Master data management (MDM) could become a primary issue for businesses wanting to achieve effective information governance, a survey from Gartner has suggested.

Research from the organisation pointed out that failure to manage information correctly has resulted in several security incidents in recent years, such as the leak of sensitive data to Wikileaks, eWeek.com reported.

Ted Friedman, a vice president at Gartner, explained that data management storage has become a significant issue in the last few years because of the economic climate.

"The recent global financial crisis has put information governance in the spotlight. Information governance is a priority of IT and business leaders as a result of various pressures, including regulatory compliance mandates and the urgent need for improved decision-making," he commented.

Fellow vice president Debra Logan agreed that growing interest in information governance-related topics shows no sign of slowing.

"Information governance is the only way to comply with regulations, both current and future, and responsibility for it lies with the CIO and the chief legal officer," she pointed out.

"When organisations suffer high-profile data losses, especially involving violations of the privacy of citizens or consumers, they suffer serious reputational damage and often incur fines or other sanctions.
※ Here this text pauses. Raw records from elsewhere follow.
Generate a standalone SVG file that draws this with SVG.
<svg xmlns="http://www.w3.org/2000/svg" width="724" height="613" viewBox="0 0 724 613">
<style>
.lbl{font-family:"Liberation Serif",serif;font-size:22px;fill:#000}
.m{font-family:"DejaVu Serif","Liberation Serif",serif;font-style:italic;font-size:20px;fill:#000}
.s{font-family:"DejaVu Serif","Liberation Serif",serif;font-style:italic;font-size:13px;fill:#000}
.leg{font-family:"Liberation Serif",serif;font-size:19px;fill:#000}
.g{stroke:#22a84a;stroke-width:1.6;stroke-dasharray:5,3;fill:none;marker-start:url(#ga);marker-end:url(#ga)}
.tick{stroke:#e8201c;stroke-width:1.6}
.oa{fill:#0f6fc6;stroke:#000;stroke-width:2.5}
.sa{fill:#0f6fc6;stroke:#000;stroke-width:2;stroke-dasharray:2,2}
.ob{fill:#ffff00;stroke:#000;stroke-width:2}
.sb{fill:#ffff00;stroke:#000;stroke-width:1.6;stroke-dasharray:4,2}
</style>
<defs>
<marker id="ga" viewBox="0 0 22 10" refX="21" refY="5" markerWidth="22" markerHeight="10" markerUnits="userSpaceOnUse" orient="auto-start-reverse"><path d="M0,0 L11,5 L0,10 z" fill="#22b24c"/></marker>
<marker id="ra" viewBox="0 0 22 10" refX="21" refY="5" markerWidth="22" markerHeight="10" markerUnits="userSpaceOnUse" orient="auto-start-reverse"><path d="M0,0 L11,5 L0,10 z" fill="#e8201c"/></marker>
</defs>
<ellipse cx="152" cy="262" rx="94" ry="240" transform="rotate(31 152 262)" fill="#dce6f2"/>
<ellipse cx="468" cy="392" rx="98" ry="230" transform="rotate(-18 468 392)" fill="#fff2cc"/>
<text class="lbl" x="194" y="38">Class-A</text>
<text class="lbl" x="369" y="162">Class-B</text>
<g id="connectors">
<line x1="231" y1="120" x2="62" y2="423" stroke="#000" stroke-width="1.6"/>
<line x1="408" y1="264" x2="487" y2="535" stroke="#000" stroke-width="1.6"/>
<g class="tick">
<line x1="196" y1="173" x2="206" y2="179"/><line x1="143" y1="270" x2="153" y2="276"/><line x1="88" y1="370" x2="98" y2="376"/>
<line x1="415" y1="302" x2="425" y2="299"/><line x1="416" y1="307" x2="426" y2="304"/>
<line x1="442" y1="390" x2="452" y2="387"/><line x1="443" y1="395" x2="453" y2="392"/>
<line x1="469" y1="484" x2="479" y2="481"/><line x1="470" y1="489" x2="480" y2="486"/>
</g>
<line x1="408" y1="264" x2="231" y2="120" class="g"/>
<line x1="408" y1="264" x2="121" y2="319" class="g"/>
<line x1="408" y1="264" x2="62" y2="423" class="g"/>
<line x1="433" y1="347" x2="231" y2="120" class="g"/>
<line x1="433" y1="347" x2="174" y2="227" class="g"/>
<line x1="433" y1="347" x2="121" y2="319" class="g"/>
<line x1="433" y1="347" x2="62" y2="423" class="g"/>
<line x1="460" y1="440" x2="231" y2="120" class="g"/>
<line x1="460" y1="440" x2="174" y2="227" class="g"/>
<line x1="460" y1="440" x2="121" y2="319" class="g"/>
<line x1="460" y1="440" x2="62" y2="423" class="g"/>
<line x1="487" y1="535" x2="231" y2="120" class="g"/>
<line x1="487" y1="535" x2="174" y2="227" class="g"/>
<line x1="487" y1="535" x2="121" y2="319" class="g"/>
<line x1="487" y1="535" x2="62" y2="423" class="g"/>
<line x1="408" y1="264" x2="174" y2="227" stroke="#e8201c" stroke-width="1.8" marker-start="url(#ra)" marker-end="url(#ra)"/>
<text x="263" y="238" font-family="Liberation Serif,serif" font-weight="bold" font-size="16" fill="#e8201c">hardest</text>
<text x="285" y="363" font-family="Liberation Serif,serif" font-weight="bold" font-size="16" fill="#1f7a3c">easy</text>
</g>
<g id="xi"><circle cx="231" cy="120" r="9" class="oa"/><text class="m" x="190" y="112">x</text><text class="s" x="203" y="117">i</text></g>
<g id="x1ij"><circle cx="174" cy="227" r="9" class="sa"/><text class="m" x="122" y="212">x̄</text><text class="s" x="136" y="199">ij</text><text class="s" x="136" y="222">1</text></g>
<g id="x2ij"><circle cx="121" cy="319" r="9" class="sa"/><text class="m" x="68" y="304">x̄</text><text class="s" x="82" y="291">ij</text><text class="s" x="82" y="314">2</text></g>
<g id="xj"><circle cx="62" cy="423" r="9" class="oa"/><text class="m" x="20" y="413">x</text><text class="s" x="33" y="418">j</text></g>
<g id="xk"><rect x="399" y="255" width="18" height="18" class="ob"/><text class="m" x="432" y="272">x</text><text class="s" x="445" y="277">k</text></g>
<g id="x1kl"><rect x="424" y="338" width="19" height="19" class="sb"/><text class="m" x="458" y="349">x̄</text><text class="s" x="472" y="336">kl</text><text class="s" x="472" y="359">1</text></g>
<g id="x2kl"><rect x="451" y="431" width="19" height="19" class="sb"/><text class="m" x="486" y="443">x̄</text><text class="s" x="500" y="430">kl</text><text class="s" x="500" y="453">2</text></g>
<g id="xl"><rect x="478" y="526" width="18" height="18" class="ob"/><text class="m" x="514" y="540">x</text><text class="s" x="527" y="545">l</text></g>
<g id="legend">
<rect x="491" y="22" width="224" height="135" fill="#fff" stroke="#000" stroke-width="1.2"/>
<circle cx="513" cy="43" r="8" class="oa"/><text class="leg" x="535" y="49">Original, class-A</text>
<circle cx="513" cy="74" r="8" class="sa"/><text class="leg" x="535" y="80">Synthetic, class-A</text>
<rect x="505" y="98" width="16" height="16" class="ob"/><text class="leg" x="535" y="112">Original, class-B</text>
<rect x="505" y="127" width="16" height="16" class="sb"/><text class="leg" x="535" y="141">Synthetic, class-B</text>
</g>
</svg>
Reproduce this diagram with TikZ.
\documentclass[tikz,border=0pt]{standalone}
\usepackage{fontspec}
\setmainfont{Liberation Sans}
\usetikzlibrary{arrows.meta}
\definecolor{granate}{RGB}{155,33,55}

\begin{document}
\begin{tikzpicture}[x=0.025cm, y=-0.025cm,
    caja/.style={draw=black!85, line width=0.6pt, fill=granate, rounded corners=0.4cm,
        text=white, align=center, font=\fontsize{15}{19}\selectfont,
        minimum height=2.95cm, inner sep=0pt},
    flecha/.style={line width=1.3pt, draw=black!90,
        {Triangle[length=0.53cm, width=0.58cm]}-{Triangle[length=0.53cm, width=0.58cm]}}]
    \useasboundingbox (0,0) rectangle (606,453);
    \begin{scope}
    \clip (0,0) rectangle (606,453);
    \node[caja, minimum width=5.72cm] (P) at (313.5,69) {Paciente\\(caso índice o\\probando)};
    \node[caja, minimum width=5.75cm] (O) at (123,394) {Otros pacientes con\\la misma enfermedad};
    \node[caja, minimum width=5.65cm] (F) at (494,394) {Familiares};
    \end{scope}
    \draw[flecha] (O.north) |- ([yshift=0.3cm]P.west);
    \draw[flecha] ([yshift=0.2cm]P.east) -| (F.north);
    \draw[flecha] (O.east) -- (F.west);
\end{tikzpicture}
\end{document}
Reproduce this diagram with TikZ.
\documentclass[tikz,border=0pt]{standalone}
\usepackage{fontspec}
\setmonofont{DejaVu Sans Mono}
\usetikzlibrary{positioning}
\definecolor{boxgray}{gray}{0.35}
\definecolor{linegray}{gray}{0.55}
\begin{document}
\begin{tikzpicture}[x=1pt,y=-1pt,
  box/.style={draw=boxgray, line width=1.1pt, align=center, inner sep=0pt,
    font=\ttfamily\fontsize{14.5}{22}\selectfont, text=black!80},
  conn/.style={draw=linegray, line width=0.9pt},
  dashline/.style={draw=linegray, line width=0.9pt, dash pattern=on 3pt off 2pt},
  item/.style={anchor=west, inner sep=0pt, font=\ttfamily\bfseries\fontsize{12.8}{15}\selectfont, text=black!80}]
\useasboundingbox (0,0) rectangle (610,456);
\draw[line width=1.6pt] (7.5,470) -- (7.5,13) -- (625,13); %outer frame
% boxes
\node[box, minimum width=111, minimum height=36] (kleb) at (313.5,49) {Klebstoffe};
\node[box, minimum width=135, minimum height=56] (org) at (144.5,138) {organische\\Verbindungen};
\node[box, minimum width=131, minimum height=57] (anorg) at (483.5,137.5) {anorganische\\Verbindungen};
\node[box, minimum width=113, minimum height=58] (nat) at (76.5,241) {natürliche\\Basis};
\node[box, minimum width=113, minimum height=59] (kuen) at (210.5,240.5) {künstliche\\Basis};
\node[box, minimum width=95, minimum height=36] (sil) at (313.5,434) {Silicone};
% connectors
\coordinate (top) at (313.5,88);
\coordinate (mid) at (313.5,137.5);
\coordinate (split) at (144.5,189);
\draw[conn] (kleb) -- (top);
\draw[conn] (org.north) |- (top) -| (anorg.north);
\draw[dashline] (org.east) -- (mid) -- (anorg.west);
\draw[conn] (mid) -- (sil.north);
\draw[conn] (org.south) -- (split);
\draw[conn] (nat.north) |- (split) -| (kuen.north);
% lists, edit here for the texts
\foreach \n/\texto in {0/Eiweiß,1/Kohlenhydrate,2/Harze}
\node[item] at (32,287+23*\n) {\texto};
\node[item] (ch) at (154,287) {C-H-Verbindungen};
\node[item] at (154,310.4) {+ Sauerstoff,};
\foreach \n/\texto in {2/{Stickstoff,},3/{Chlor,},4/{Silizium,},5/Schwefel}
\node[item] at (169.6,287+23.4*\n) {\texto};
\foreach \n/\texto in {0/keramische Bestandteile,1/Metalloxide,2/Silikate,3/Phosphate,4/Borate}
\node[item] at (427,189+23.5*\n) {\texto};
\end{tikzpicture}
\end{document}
IT leaders will have to take at least part of the blame for these incidents."

Gartner’s report advised that firms in highly regulated sectors should invest in archive document storage systems now to bring email and files under control if they have not done so already.

Some companies may also have to allocate resources to set up a role that deals directly with information governance, the research said.

"Organisations will have to increase their investment in related tools and technologies, both to facilitate the development and refinement of policy, and to distil policies into executable rules that tools can apply to information," added Mr Friedman.